I resolutely made a promise never to give mom a scornful look again. Never again...

Lunch forgotten and the first rush of adrenaline all used up, I somehow managed to coax them to try sleeping for a change. My arms numb from doing all the fanning which an electric fan could have done with grace, I felt the beginning of a wrinkle in my face. My ultra active sweat glands would not stop excreting all the fluids out of my poor body, then hibernation despite of the heat set in.

everything came to a halt; my senses dulled, I allowed myself to drift to the magical world of dreamland where Tarzan and Cinderella fell in love with the world.

But then, life has its way of jarring you back to reality. Just when I was about to be kissed by my prince charming, I wake up to the unmistakable sound of a Neanderthal giving his vocal chords the task of a lifetime. It was Tarzan, reincarnated in the jungle of bed sheets and chairs...the scenario went on that way for another ten minutes; I was on another planet off the Milky Way galaxy as the kids - oblivious of my screaming - started World War II in an oven all over again.

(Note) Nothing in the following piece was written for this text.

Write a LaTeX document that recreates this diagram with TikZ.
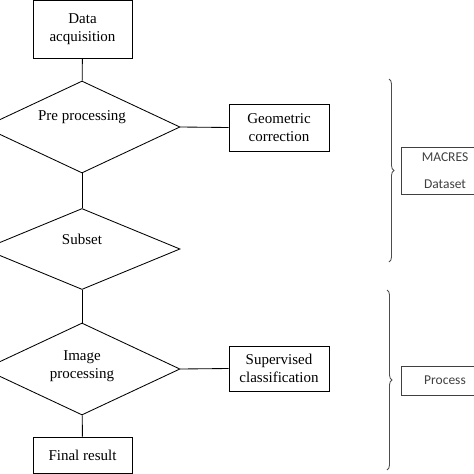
\documentclass[tikz,border=0pt]{standalone}
\usepackage{fontspec}
\setmainfont{Liberation Serif}
\newfontfamily\calib{Carlito}
\usetikzlibrary{shapes.geometric}
\usetikzlibrary{decorations.pathreplacing}
\begin{document}
\begin{tikzpicture} [x=1pt, y=-1pt, line width=.85pt,
  box/.style={draw, rectangle, align=center, inner sep=0, font=\fontsize{15}{18}\selectfont},
  decision/.style={draw, diamond, inner sep=0, minimum width=196, minimum height=92},
  side/.style={draw=black!75, rectangle, align=center, inner sep=0, minimum width=88, text=black!75, font=\calib\fontsize{13.5}{27}\selectfont},
  curly/.style={draw=black!70, decorate, decoration={brace, amplitude=5}}]
\useasboundingbox (0,0) rectangle (474,474);
\node[box, minimum width=99, minimum height=58] (data) at (82.5,29.5) {Data\\acquisition};
\node[decision, label={[name=pretxt, yshift=10, font=\fontsize{15}{18}\selectfont]center:Pre processing}] (pre) at (82,127) {};
\node[decision, minimum height=81, label={[name=subtxt, yshift=10, font=\fontsize{15}{18}\selectfont]center:Subset}] (subset) at (82,249) {};
\node[decision, label={[name=imgtxt, yshift=3, align=center, font=\fontsize{15}{18}\selectfont]center:Image\\processing}] (image) at (82,369) {};
\node[box, minimum width=99, minimum height=36] (final) at (82.5,455) {Final result};
\node[box, minimum width=100, minimum height=47] (geo) at (279,127.5) {Geometric\\correction};
\node[box, minimum width=100, minimum height=45] (sup) at (279,368.5) {Supervised\\classification};
\node[side, minimum height=47] (macres) at (445,170.5) {MACRES\\Dataset};
\node[side, minimum height=29] (process) at (445,380.5) {Process};
\draw (data) -- (pre);
\draw (pre) -- (subset);
\draw (subset) -- (image);
\draw (image) -- (final);
\draw (pre.east) -- (geo.west);
\draw (image.east) -- (sup.west);
\coordinate (b1top) at (389,79);
\coordinate (b1bot) at (389,262);
\coordinate (b2top) at (387,290);
\coordinate (b2bot) at (387,470);
\draw[curly] (b1top) -- (b1bot);
\draw[curly] (b2top) -- (b2bot);
\end{tikzpicture}
\end{document}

I imagined time - which is never on my side (another paradox of life) jeering at my obvious helplessness. The Creed mockingly sang "Hey God, I know I am just a dot in this world, have you forgot about me?” I longed to ask God the same. I prayed (to whom it may concern) for time to fly.

The Gods must have heard my earnest pleas - for before I ludicrously acted like a wretched heroine in a soap opera, I saw my cousin around - with her round, puffed up face materialize from the portals of heaven. Nothing can be more welcoming for such site.

That day was arguably the most enlightening in all of my more than twenty years of existence. I found out why moms can be one hell of a nagger, had quick sojourn to hell, hibernated amidst the tropical heat and experienced how it's like to be a mother for a day.

Serious though, I realized that what our mothers do for us is irreplaceable. Their occasional nagging is nothing compared to the headaches we give them with our every little devious antics.

Now, now, before I make you all cry, I think I'd just give a mom a break she truly deserves when she comes (or when I go to her house) - I got this fabulous idea of doing all the household chores for a week - minus the nagging of course.